The Minnesota Court of Appeals this week became the second court in two years to reject a lawsuit seeking to restore voting rights to Minnesotans who are on felony probation sentences.

The suit was first filed against Minnesota Secretary of State Steve Simon in 2019 by the American Civil Liberties Union of Minnesota on behalf of four Minnesotans serving long felony probation terms. It placed Simon, a vocal proponent of restoring voting rights to all non-incarcerated felons, in the awkward position of defending the constitutionality of a law he wants changed.

But in an interview Tuesday, Simon said that the Legislature, not the courts, should be the venue for restoring such rights.

“As a person, as an advocate, I strongly favor restoring the right to vote to those who have left prison behind,” Simon said. “I’ve never made any secret of that, and I think Minnesota is happily moving in that direction.”

David McKinney, a staff attorney for the ACLU in Minnesota, said Tuesday that the ACLU would “keep fighting” and appeal this week’s ruling to the Minnesota Supreme Court.

“Felony disenfranchisement is one of the enduring and systemic racial disparities in our criminal justice system,” said McKinney. “Depriving people of their right to vote further entrenches these disparities.”

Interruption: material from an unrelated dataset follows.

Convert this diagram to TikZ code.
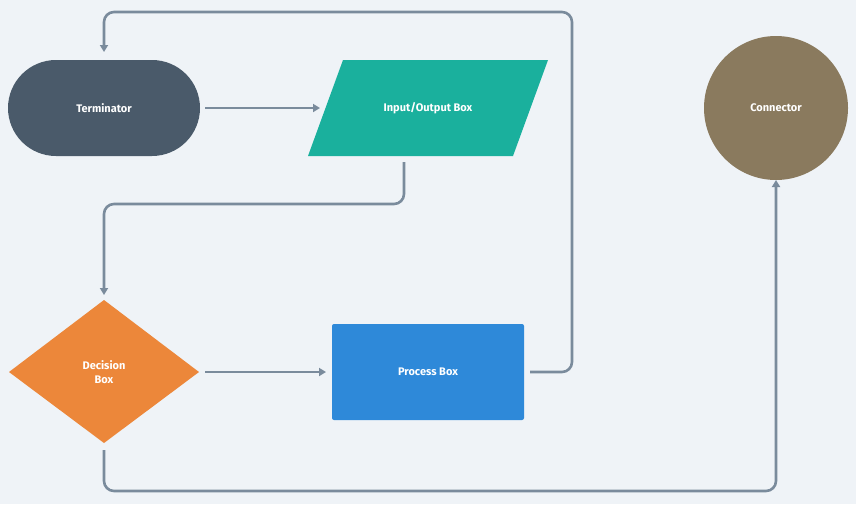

DFL lawmakers have sought unsuccessfully for years to pass legislation that would immediately return the right to vote to Minnesotans released from prison. One of the four plaintiffs in the lawsuit against Simon, Jennifer Schroeder, became a prominent face in the push for such legislation in 2019 when she shared her story of being unable to vote until 2053 when her 40-year probation term is scheduled to end.

Schroeder is joined by Elizer Darris, Christopher Jecevicus-Varner and Tierre Caldwell, all of whom cannot vote until the end of their own lengthy terms — including a 20-year sentence for Jecevicus-Varner.

The plaintiffs sued Simon in his official capacity as secretary of state, arguing that the prohibition on felon voting is an unconstitutional deprivation “of their fundamental constitutional right to participation in the democratic process.” The plaintiffs argued that the state law violates right-to-vote provisions and equal-protection principles in the Minnesota Constitution as well as violating the Constitution’s due-process clause.

They sought a court declaration that the statute was unconstitutional and that felons may regain their voting rights upon “being released or excused from incarceration.” A Ramsey County judge denied the plaintiffs’ request for such a declaration last year, which a three-judge Court of Appeals panel upheld Monday.

Writing for the panel that heard the case, Judge Matthew Johnson concluded that the state Constitution provided no language requiring the automatic restoration of civil rights once someone is released from jail or prison. Johnson added that the Constitution’s language instead left it up to the executive or legislative branches to determine how felons’ civil rights would be restored.

“Appellants have not identified any law from the territorial era or the early years of statehood under which felons’ civil rights were restored automatically upon release from incarceration,” Johnson wrote.

Support for expanding voting rights for felons on probation or supervised release is broader in the DFL-led House than it is in the Senate, where Republicans in the majority have been more skeptical about its prospects of reducing recidivism.

Yet Simon said Tuesday that he believed “forward progress” had been made on the proposal in Minnesota as well as nationwide. But with competing voting law proposals stalled as the Legislature works to pass a new two-year budget, Simon concedes that this year may again leave proponents of the felony probation voting rights bill disappointed.

“I’m encouraged that ultimately Minnesota can and will get there, get to that outcome,” Simon said. “But there’s no question that there’s an impasse now from the standpoint of the leadership of the various caucuses, and so that impasse makes imminent action unlikely.”